---------- Dataset extract ----------

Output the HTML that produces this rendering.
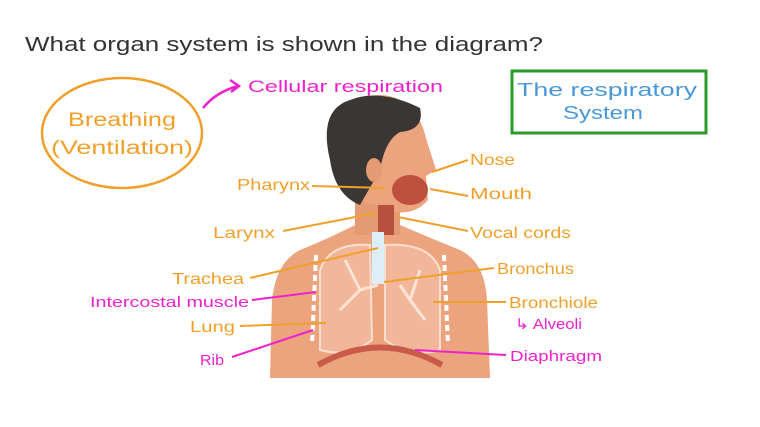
<!DOCTYPE html>
<html><head><meta charset="utf-8"><style>
html,body{margin:0;padding:0;background:#fff;}
svg{display:block;}
text{font-family:"Liberation Sans",sans-serif;}
</style></head><body>
<svg width="760" height="427" viewBox="0 0 760 427" xmlns="http://www.w3.org/2000/svg">
<rect width="760" height="427" fill="#fff"/>
<text x="25" y="51" font-size="20" fill="#333" textLength="518" lengthAdjust="spacingAndGlyphs">What organ system is shown in the diagram?</text>
<!-- oval -->
<ellipse cx="122" cy="133" rx="80" ry="55" fill="none" stroke="#f0a02a" stroke-width="2.5"/>
<text x="122" y="126" font-size="19" fill="#f0a02a" text-anchor="middle" textLength="108" lengthAdjust="spacingAndGlyphs">Breathing</text>
<text x="122" y="154" font-size="19" fill="#f0a02a" text-anchor="middle" textLength="142" lengthAdjust="spacingAndGlyphs">(Ventilation)</text>
<path d="M203 108 Q216 92 238 86" fill="none" stroke="#ee22cc" stroke-width="2.5"/>
<path d="M230 80 L239 86 L231 92" fill="none" stroke="#ee22cc" stroke-width="2.5"/>
<text x="248" y="92" font-size="17" fill="#ee22cc" textLength="195" lengthAdjust="spacingAndGlyphs">Cellular respiration</text>
<!-- box -->
<rect x="512" y="71" width="194" height="62" fill="none" stroke="#2a9a2a" stroke-width="3"/>
<text x="517" y="96" font-size="18" fill="#4a98d8" textLength="180" lengthAdjust="spacingAndGlyphs">The respiratory</text>
<text x="563" y="119" font-size="18" fill="#4a98d8" textLength="80" lengthAdjust="spacingAndGlyphs">System</text>
<!-- figure -->
<path d="M270 378 L272 300 Q276 262 300 250 Q330 238 355 225 L400 225 Q430 238 460 250 Q485 262 487 300 L490 378 Z" fill="#eba47e"/>
<rect x="355" y="170" width="45" height="65" fill="#e49a72"/>
<ellipse cx="380" cy="150" rx="47" ry="55" fill="#eba47e"/>
<path d="M425 135 L436 170 L426 176 L428 200 Q415 215 395 212 L380 190 Z" fill="#eba47e"/>
<path d="M330 160 Q318 110 350 100 Q380 88 420 108 Q425 130 400 132 Q385 140 380 170 L360 205 Q335 195 330 160 Z" fill="#3a3634"/>
<ellipse cx="374" cy="170" rx="8" ry="12" fill="#e49a72"/>
<ellipse cx="410" cy="190" rx="18" ry="15" fill="#c0503e"/>
<rect x="378" y="205" width="16" height="30" fill="#b8503e"/>
<!-- lungs -->
<path d="M320 270 Q330 242 370 245 L372 340 Q350 358 320 350 Z" fill="#f2b69a" stroke="#fbe0d0" stroke-width="2"/>
<path d="M385 245 Q430 242 440 270 L440 350 Q410 358 385 340 Z" fill="#f2b69a" stroke="#fbe0d0" stroke-width="2"/>
<rect x="372" y="232" width="12" height="52" fill="#dceef8"/>
<path d="M345 260 L360 290 L340 310 M360 290 L378 285 M400 285 L410 300 L420 270 M410 300 L425 320" stroke="#fbe4d6" stroke-width="3" fill="none"/>
<path d="M318 365 Q380 330 442 365" fill="none" stroke="#c85c48" stroke-width="6"/>
<path d="M316 255 L312 345 M444 255 L448 345" stroke="#fff" stroke-width="4" stroke-dasharray="6 4"/>
<!-- orange lines -->
<g stroke="#f0a02a" stroke-width="2" fill="none">
<line x1="312" y1="186" x2="385" y2="188"/>
<line x1="432" y1="172" x2="468" y2="160"/>
<line x1="430" y1="189" x2="468" y2="196"/>
<line x1="283" y1="231" x2="376" y2="213"/>
<line x1="398" y1="217" x2="468" y2="231"/>
<line x1="250" y1="278" x2="378" y2="248"/>
<line x1="384" y1="282" x2="494" y2="268"/>
<line x1="433" y1="302" x2="506" y2="302"/>
<line x1="240" y1="326" x2="326" y2="323"/>
</g>
<g stroke="#ee22cc" stroke-width="2" fill="none">
<line x1="252" y1="300" x2="316" y2="292"/>
<line x1="232" y1="357" x2="313" y2="330"/>
<line x1="415" y1="350" x2="506" y2="355"/>
</g>
<g font-size="16" fill="#f0a02a">
<text x="237" y="190" textLength="73" lengthAdjust="spacingAndGlyphs">Pharynx</text>
<text x="470" y="165" textLength="45" lengthAdjust="spacingAndGlyphs">Nose</text>
<text x="470" y="199" textLength="62" lengthAdjust="spacingAndGlyphs">Mouth</text>
<text x="213" y="238" textLength="62" lengthAdjust="spacingAndGlyphs">Larynx</text>
<text x="470" y="238" textLength="101" lengthAdjust="spacingAndGlyphs">Vocal cords</text>
<text x="172" y="284" textLength="72" lengthAdjust="spacingAndGlyphs">Trachea</text>
<text x="497" y="274" textLength="77" lengthAdjust="spacingAndGlyphs">Bronchus</text>
<text x="509" y="308" textLength="89" lengthAdjust="spacingAndGlyphs">Bronchiole</text>
<text x="190" y="332" textLength="45" lengthAdjust="spacingAndGlyphs">Lung</text>
</g>
<g font-size="15" fill="#ee22cc">
<text x="90" y="307" textLength="159" lengthAdjust="spacingAndGlyphs">Intercostal muscle</text>
<text x="515" y="329" textLength="67" lengthAdjust="spacingAndGlyphs">↳ Alveoli</text>
<text x="510" y="361" textLength="92" lengthAdjust="spacingAndGlyphs">Diaphragm</text>
<text x="200" y="365" textLength="24" lengthAdjust="spacingAndGlyphs">Rib</text>
</g>
</svg>
</body></html>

----------

#### Goal:
Without the pictures, print the whole listing exactly as given.

#### Solution below:
Output the HTML that produces this rendering.
<!DOCTYPE html>
<html><head><meta charset="utf-8"><style>
html,body{margin:0;padding:0;background:#fff;}
svg{display:block;}
text{font-family:"Liberation Sans",sans-serif;}
</style></head><body>
<svg width="760" height="427" viewBox="0 0 760 427" xmlns="http://www.w3.org/2000/svg">
<rect width="760" height="427" fill="#fff"/>
<text x="25" y="51" font-size="20" fill="#333" textLength="518" lengthAdjust="spacingAndGlyphs">What organ system is shown in the diagram?</text>
<!-- oval -->
<ellipse cx="122" cy="133" rx="80" ry="55" fill="none" stroke="#f0a02a" stroke-width="2.5"/>
<text x="122" y="126" font-size="19" fill="#f0a02a" text-anchor="middle" textLength="108" lengthAdjust="spacingAndGlyphs">Breathing</text>
<text x="122" y="154" font-size="19" fill="#f0a02a" text-anchor="middle" textLength="142" lengthAdjust="spacingAndGlyphs">(Ventilation)</text>
<path d="M203 108 Q216 92 238 86" fill="none" stroke="#ee22cc" stroke-width="2.5"/>
<path d="M230 80 L239 86 L231 92" fill="none" stroke="#ee22cc" stroke-width="2.5"/>
<text x="248" y="92" font-size="17" fill="#ee22cc" textLength="195" lengthAdjust="spacingAndGlyphs">Cellular respiration</text>
<!-- box -->
<rect x="512" y="71" width="194" height="62" fill="none" stroke="#2a9a2a" stroke-width="3"/>
<text x="517" y="96" font-size="18" fill="#4a98d8" textLength="180" lengthAdjust="spacingAndGlyphs">The respiratory</text>
<text x="563" y="119" font-size="18" fill="#4a98d8" textLength="80" lengthAdjust="spacingAndGlyphs">System</text>
<!-- figure -->
<path d="M270 378 L272 300 Q276 262 300 250 Q330 238 355 225 L400 225 Q430 238 460 250 Q485 262 487 300 L490 378 Z" fill="#eba47e"/>
<rect x="355" y="170" width="45" height="65" fill="#e49a72"/>
<ellipse cx="380" cy="150" rx="47" ry="55" fill="#eba47e"/>
<path d="M425 135 L436 170 L426 176 L428 200 Q415 215 395 212 L380 190 Z" fill="#eba47e"/>
<path d="M330 160 Q318 110 350 100 Q380 88 420 108 Q425 130 400 132 Q385 140 380 170 L360 205 Q335 195 330 160 Z" fill="#3a3634"/>
<ellipse cx="374" cy="170" rx="8" ry="12" fill="#e49a72"/>
<ellipse cx="410" cy="190" rx="18" ry="15" fill="#c0503e"/>
<rect x="378" y="205" width="16" height="30" fill="#b8503e"/>
<!-- lungs -->
<path d="M320 270 Q330 242 370 245 L372 340 Q350 358 320 350 Z" fill="#f2b69a" stroke="#fbe0d0" stroke-width="2"/>
<path d="M385 245 Q430 242 440 270 L440 350 Q410 358 385 340 Z" fill="#f2b69a" stroke="#fbe0d0" stroke-width="2"/>
<rect x="372" y="232" width="12" height="52" fill="#dceef8"/>
<path d="M345 260 L360 290 L340 310 M360 290 L378 285 M400 285 L410 300 L420 270 M410 300 L425 320" stroke="#fbe4d6" stroke-width="3" fill="none"/>
<path d="M318 365 Q380 330 442 365" fill="none" stroke="#c85c48" stroke-width="6"/>
<path d="M316 255 L312 345 M444 255 L448 345" stroke="#fff" stroke-width="4" stroke-dasharray="6 4"/>
<!-- orange lines -->
<g stroke="#f0a02a" stroke-width="2" fill="none">
<line x1="312" y1="186" x2="385" y2="188"/>
<line x1="432" y1="172" x2="468" y2="160"/>
<line x1="430" y1="189" x2="468" y2="196"/>
<line x1="283" y1="231" x2="376" y2="213"/>
<line x1="398" y1="217" x2="468" y2="231"/>
<line x1="250" y1="278" x2="378" y2="248"/>
<line x1="384" y1="282" x2="494" y2="268"/>
<line x1="433" y1="302" x2="506" y2="302"/>
<line x1="240" y1="326" x2="326" y2="323"/>
</g>
<g stroke="#ee22cc" stroke-width="2" fill="none">
<line x1="252" y1="300" x2="316" y2="292"/>
<line x1="232" y1="357" x2="313" y2="330"/>
<line x1="415" y1="350" x2="506" y2="355"/>
</g>
<g font-size="16" fill="#f0a02a">
<text x="237" y="190" textLength="73" lengthAdjust="spacingAndGlyphs">Pharynx</text>
<text x="470" y="165" textLength="45" lengthAdjust="spacingAndGlyphs">Nose</text>
<text x="470" y="199" textLength="62" lengthAdjust="spacingAndGlyphs">Mouth</text>
<text x="213" y="238" textLength="62" lengthAdjust="spacingAndGlyphs">Larynx</text>
<text x="470" y="238" textLength="101" lengthAdjust="spacingAndGlyphs">Vocal cords</text>
<text x="172" y="284" textLength="72" lengthAdjust="spacingAndGlyphs">Trachea</text>
<text x="497" y="274" textLength="77" lengthAdjust="spacingAndGlyphs">Bronchus</text>
<text x="509" y="308" textLength="89" lengthAdjust="spacingAndGlyphs">Bronchiole</text>
<text x="190" y="332" textLength="45" lengthAdjust="spacingAndGlyphs">Lung</text>
</g>
<g font-size="15" fill="#ee22cc">
<text x="90" y="307" textLength="159" lengthAdjust="spacingAndGlyphs">Intercostal muscle</text>
<text x="515" y="329" textLength="67" lengthAdjust="spacingAndGlyphs">↳ Alveoli</text>
<text x="510" y="361" textLength="92" lengthAdjust="spacingAndGlyphs">Diaphragm</text>
<text x="200" y="365" textLength="24" lengthAdjust="spacingAndGlyphs">Rib</text>
</g>
</svg>
</body></html>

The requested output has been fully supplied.